Exercise description: With the pictures left out, copy the listing below exactly.

Provided material:

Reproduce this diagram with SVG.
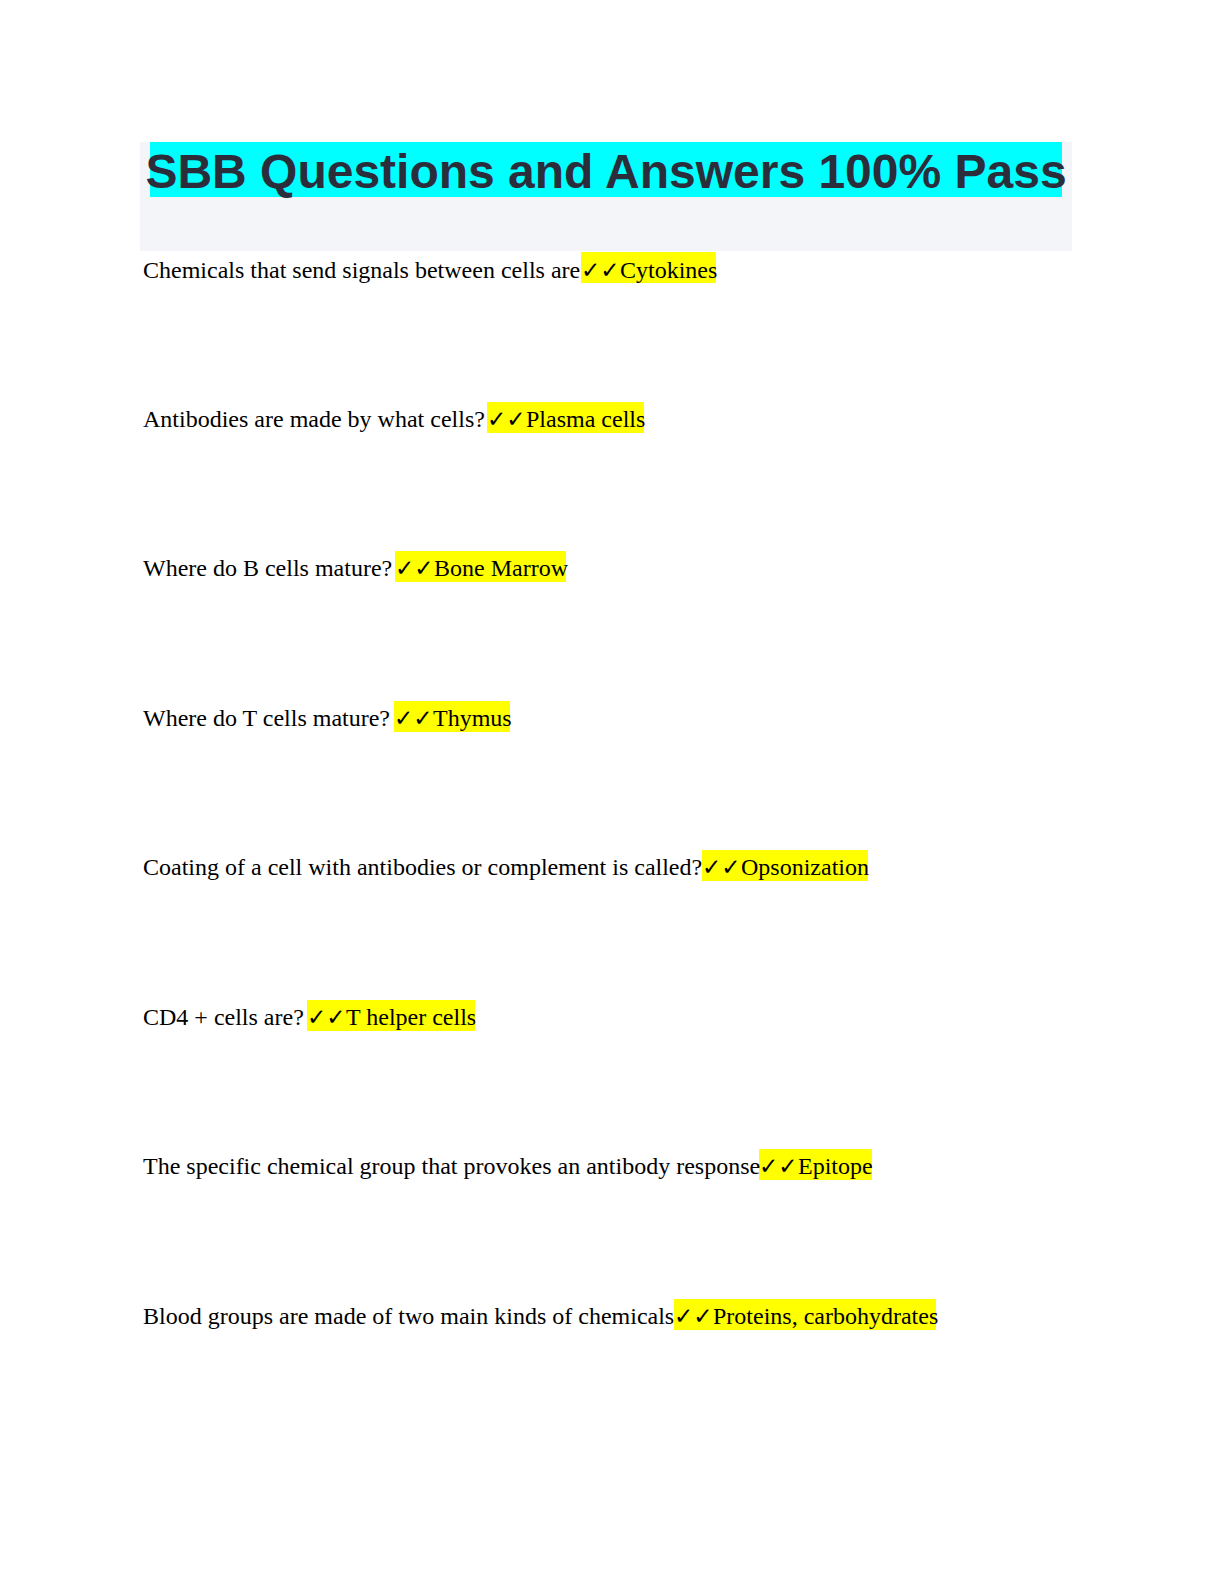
<svg xmlns="http://www.w3.org/2000/svg" width="1224" height="1584" viewBox="0 0 1224 1584">
<style>
.q{font-family:"Liberation Serif",serif;font-size:24px;fill:#000}
.c{font-family:"DejaVu Sans",sans-serif;font-weight:bold;font-size:23px}
.hl{fill:#ffff00}
</style>
<rect width="1224" height="1584" fill="#fff"/>
<rect x="140" y="142" width="932" height="109" fill="#f4f5f8"/>
<rect x="150" y="142" width="912" height="55" fill="#00ffff"/>
<text x="606" y="188" text-anchor="middle" font-family="Liberation Sans,sans-serif" font-weight="bold" font-size="48" fill="#2b2d3a">SBB Questions and Answers 100% Pass</text>
<g id="l1"><rect class="hl" x="581" y="252" width="135" height="31"/>
<text class="q" x="143" y="278">Chemicals that send signals between cells are</text><text class="q c" x="581" y="278">✓✓</text><text class="q" x="620" y="278">Cytokines</text></g>
<g id="l2"><rect class="hl" x="487" y="402" width="157" height="31"/>
<text class="q" x="143" y="427">Antibodies are made by what cells?</text><text class="q c" x="487" y="427">✓✓</text><text class="q" x="526" y="427">Plasma cells</text></g>
<g id="l3"><rect class="hl" x="395" y="551" width="171" height="31"/>
<text class="q" x="143" y="576">Where do B cells mature?</text><text class="q c" x="395" y="576">✓✓</text><text class="q" x="434" y="576">Bone Marrow</text></g>
<g id="l4"><rect class="hl" x="394" y="701" width="116" height="31"/>
<text class="q" x="143" y="726">Where do T cells mature?</text><text class="q c" x="394" y="726">✓✓</text><text class="q" x="433" y="726">Thymus</text></g>
<g id="l5"><rect class="hl" x="702" y="850" width="166" height="31"/>
<text class="q" x="143" y="875">Coating of a cell with antibodies or complement is called?</text><text class="q c" x="702" y="875">✓✓</text><text class="q" x="741" y="875">Opsonization</text></g>
<g id="l6"><rect class="hl" x="307" y="1000" width="168" height="31"/>
<text class="q" x="143" y="1025">CD4 + cells are?</text><text class="q c" x="307" y="1025">✓✓</text><text class="q" x="346" y="1025">T helper cells</text></g>
<g id="l7"><rect class="hl" x="759" y="1149" width="113" height="31"/>
<text class="q" x="143" y="1174">The specific chemical group that provokes an antibody response</text><text class="q c" x="759" y="1174">✓✓</text><text class="q" x="798" y="1174">Epitope</text></g>
<g id="l8"><rect class="hl" x="674" y="1299" width="262" height="31"/>
<text class="q" x="143" y="1324">Blood groups are made of two main kinds of chemicals</text><text class="q c" x="674" y="1324">✓✓</text><text class="q" x="713" y="1324">Proteins, carbohydrates</text></g>
</svg>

Solution below:
Reproduce this diagram with SVG.
<svg xmlns="http://www.w3.org/2000/svg" width="1224" height="1584" viewBox="0 0 1224 1584">
<style>
.q{font-family:"Liberation Serif",serif;font-size:24px;fill:#000}
.c{font-family:"DejaVu Sans",sans-serif;font-weight:bold;font-size:23px}
.hl{fill:#ffff00}
</style>
<rect width="1224" height="1584" fill="#fff"/>
<rect x="140" y="142" width="932" height="109" fill="#f4f5f8"/>
<rect x="150" y="142" width="912" height="55" fill="#00ffff"/>
<text x="606" y="188" text-anchor="middle" font-family="Liberation Sans,sans-serif" font-weight="bold" font-size="48" fill="#2b2d3a">SBB Questions and Answers 100% Pass</text>
<g id="l1"><rect class="hl" x="581" y="252" width="135" height="31"/>
<text class="q" x="143" y="278">Chemicals that send signals between cells are</text><text class="q c" x="581" y="278">✓✓</text><text class="q" x="620" y="278">Cytokines</text></g>
<g id="l2"><rect class="hl" x="487" y="402" width="157" height="31"/>
<text class="q" x="143" y="427">Antibodies are made by what cells?</text><text class="q c" x="487" y="427">✓✓</text><text class="q" x="526" y="427">Plasma cells</text></g>
<g id="l3"><rect class="hl" x="395" y="551" width="171" height="31"/>
<text class="q" x="143" y="576">Where do B cells mature?</text><text class="q c" x="395" y="576">✓✓</text><text class="q" x="434" y="576">Bone Marrow</text></g>
<g id="l4"><rect class="hl" x="394" y="701" width="116" height="31"/>
<text class="q" x="143" y="726">Where do T cells mature?</text><text class="q c" x="394" y="726">✓✓</text><text class="q" x="433" y="726">Thymus</text></g>
<g id="l5"><rect class="hl" x="702" y="850" width="166" height="31"/>
<text class="q" x="143" y="875">Coating of a cell with antibodies or complement is called?</text><text class="q c" x="702" y="875">✓✓</text><text class="q" x="741" y="875">Opsonization</text></g>
<g id="l6"><rect class="hl" x="307" y="1000" width="168" height="31"/>
<text class="q" x="143" y="1025">CD4 + cells are?</text><text class="q c" x="307" y="1025">✓✓</text><text class="q" x="346" y="1025">T helper cells</text></g>
<g id="l7"><rect class="hl" x="759" y="1149" width="113" height="31"/>
<text class="q" x="143" y="1174">The specific chemical group that provokes an antibody response</text><text class="q c" x="759" y="1174">✓✓</text><text class="q" x="798" y="1174">Epitope</text></g>
<g id="l8"><rect class="hl" x="674" y="1299" width="262" height="31"/>
<text class="q" x="143" y="1324">Blood groups are made of two main kinds of chemicals</text><text class="q c" x="674" y="1324">✓✓</text><text class="q" x="713" y="1324">Proteins, carbohydrates</text></g>
</svg>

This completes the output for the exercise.